Perth Museum will tell the story of Scotland through the story of Perth as the nation’s first capital: how the Kingdom of Alba was forged in the area known as the ‘cradle of Scotland’, and where the modern Scottish nation was later shaped through writers, artists and thinkers connected to Perth. From when the first Scottish King was inaugurated on the Stone of Destiny, also known as the Stone of Scone, the city became a medieval powerhouse driven by technological innovation, powerful national and international political alliances, and major economic forces which shaped both ancient and modern Scotland.
The Stone of Destiny is returning to Perthshire from Edinburgh Castle, close to its origins at nearby Scone, for the first time in over 700 years. As the centrepiece of the new museum, the Stone will be free for all to visit.
Charles Kinnoull, Chair of Culture Perth & Kinross, said, “The collections held here in Perth and Kinross are recognised for their national significance and are in constant development. The opportunity to bring new objects such as this beautiful Jacobite glass and sword alongside loans from national partners and the existing collections and the Stone of Destiny, all within a stunning new home in the former City Hall is one which I could not be more excited about.
“The collaboration between many different partners to bring all this about in the heart of one of Scotland’s oldest cities has been outstanding.”

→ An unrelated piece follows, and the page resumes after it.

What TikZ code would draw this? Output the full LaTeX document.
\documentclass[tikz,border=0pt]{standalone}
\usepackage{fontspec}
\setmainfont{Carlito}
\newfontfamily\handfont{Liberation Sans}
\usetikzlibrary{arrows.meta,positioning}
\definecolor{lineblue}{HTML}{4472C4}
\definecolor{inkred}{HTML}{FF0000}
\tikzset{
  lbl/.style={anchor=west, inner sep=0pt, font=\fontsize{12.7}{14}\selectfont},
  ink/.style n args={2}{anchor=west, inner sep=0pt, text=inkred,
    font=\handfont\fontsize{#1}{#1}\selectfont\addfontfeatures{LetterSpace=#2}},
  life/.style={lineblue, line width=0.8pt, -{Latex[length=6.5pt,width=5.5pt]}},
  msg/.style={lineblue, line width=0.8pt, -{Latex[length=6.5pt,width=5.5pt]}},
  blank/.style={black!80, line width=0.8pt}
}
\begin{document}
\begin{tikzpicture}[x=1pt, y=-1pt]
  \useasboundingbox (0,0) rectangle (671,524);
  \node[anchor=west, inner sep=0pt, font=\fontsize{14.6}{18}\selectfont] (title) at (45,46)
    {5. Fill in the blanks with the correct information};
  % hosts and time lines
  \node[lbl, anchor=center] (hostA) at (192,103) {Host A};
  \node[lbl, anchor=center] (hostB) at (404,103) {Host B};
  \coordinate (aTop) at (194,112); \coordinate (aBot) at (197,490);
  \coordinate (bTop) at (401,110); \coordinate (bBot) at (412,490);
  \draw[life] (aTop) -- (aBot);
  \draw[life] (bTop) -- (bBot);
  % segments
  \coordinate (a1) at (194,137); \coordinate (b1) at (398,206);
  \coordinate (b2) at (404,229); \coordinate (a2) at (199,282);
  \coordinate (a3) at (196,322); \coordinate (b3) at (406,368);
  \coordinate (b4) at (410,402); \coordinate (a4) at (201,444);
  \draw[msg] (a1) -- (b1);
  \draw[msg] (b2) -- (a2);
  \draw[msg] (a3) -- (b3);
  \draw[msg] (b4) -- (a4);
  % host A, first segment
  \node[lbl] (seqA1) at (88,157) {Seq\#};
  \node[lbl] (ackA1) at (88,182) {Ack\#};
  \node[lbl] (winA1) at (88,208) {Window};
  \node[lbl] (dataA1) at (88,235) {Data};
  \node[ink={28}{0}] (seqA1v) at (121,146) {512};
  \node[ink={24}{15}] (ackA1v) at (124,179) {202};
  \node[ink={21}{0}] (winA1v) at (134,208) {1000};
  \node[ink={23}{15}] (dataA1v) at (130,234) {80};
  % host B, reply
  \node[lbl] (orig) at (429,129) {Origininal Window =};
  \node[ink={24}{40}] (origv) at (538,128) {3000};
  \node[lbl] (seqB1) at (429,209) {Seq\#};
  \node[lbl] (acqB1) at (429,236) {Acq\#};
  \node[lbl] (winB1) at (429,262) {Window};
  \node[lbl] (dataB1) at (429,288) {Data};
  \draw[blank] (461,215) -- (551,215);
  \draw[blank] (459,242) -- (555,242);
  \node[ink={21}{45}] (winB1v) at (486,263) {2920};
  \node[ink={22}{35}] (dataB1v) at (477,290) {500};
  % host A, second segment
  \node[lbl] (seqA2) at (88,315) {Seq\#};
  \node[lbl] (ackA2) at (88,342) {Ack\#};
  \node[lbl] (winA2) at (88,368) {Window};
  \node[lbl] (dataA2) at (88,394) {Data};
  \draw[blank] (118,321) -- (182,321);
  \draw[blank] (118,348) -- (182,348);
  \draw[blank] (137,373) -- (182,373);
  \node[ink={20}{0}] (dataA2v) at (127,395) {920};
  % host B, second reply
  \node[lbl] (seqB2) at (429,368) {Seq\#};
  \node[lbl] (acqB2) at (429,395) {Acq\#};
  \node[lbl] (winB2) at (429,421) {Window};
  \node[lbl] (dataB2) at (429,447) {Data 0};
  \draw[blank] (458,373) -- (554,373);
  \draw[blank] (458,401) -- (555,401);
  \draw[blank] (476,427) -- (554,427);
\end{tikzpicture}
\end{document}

Perth Museum will be a new addition to an already vibrant cultural scene in Perth and Kinross which includes the recently transformed Pitlochry Festival Theatre, a facelift for Perth Art Gallery and the ongoing expansion of the Iron Age Crannog Centre in Highland Perthshire. The new museum represents a major investment in the economic and community wellbeing of the area as part of a wider regeneration strategy for Perth.
Councillor Grant Laing, Leader of Perth & Kinross Council, said, “Perth Museum will be a landmark attraction that brings Scotland’s history to life and is the culmination of our long-term cultural regeneration vision for Perth. It will significantly increase visitors from across the UK and internationally. It has created new skills and employment opportunities, and it will ignite our sense of civic pride in our beautiful and historic city.
“Visiting Perth Museum will be an unforgettable experience and from next Easter, I am sure we will be welcoming visitors from far and wide to Perth to see its treasures for decades to come.”
UK Government Minister for Scotland, Malcolm Offord, said, “These Jacobite treasures are an integral part of Scottish history, and visitors from around the world will come to Perth to view and learn about these magnificent artefacts when the museum opens next year.
“The UK Government has invested £10m in Perth Museum as part of our £150m support for the Tay Cities Region Deal.”